Some garage door jobs require a building permit, particularly full door replacements, structural modifications, or new opener installations that involve electrical work. If you pull a permit on behalf of the customer, add the permit fee as its own line item on the invoice. Permit costs vary widely by locality, so listing it separately keeps the rest of your pricing transparent.

Other charges that belong on their own lines include trip or service-call fees, disposal fees for old doors or hardware, and any emergency or after-hours surcharges. Burying these inside the labor line creates the kind of vague invoice that leads to disputes.

Keeping Invoices for Tax Purposes

The IRS expects you to retain records that support every item of income and every deduction on your return. Invoices are specifically listed as supporting documents for gross receipts, purchases, and business expenses.1Internal Revenue Service. What Kind of Records Should I Keep For a self-employed garage door technician, your issued invoices document income, and the invoices you receive from suppliers document deductible parts and materials costs.

The general rule is to keep records for at least three years from the date you filed the return they support. That period stretches to six years if you underreport income by more than 25% of what’s shown on your return.3Internal Revenue Service. How Long Should I Keep Records In practice, keeping everything for at least six years is the safer approach, especially since digital storage makes it essentially free.

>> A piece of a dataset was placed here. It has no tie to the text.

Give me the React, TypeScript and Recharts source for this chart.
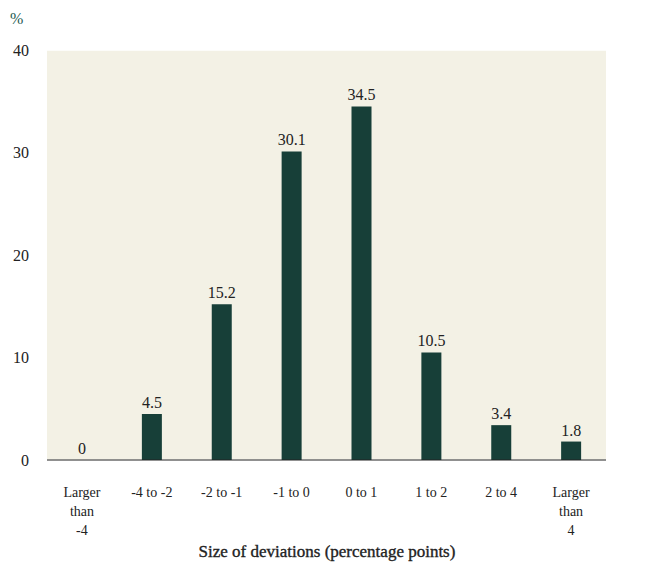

Whether you store invoices as PDFs, in accounting software, or in a filing cabinet, the IRS cares about the information, not the format. Each invoice should show the payee or payer, the amount, the date, a description of the work, and proof of payment. If your template includes all of those fields, you’re already building tax-ready records with every job.

When a Customer Doesn’t Pay

A properly documented invoice is your first line of defense when a customer refuses to pay. The invoice establishes what was agreed to, what was delivered, and when payment was due. Without that paper trail, collecting through any legal channel becomes significantly harder.

Most states give contractors who improve real property the right to file a mechanics’ lien against the property where the work was performed. A mechanics’ lien is a legal claim that attaches to the home itself, and it can force payment when the owner tries to sell or refinance. The requirements for filing a lien vary by state, including deadlines that can be as short as 60 to 90 days after the last day you worked on the project. Missing the deadline usually means losing the right entirely, so this is one area where knowing your state’s rules matters.

To preserve lien rights, your invoice should include the property address where the work was done, a clear description of the services performed, and the dates of service. Many states also require that you hold a valid contractor’s license to file a lien at all, which circles back to putting that license number on every invoice from the start.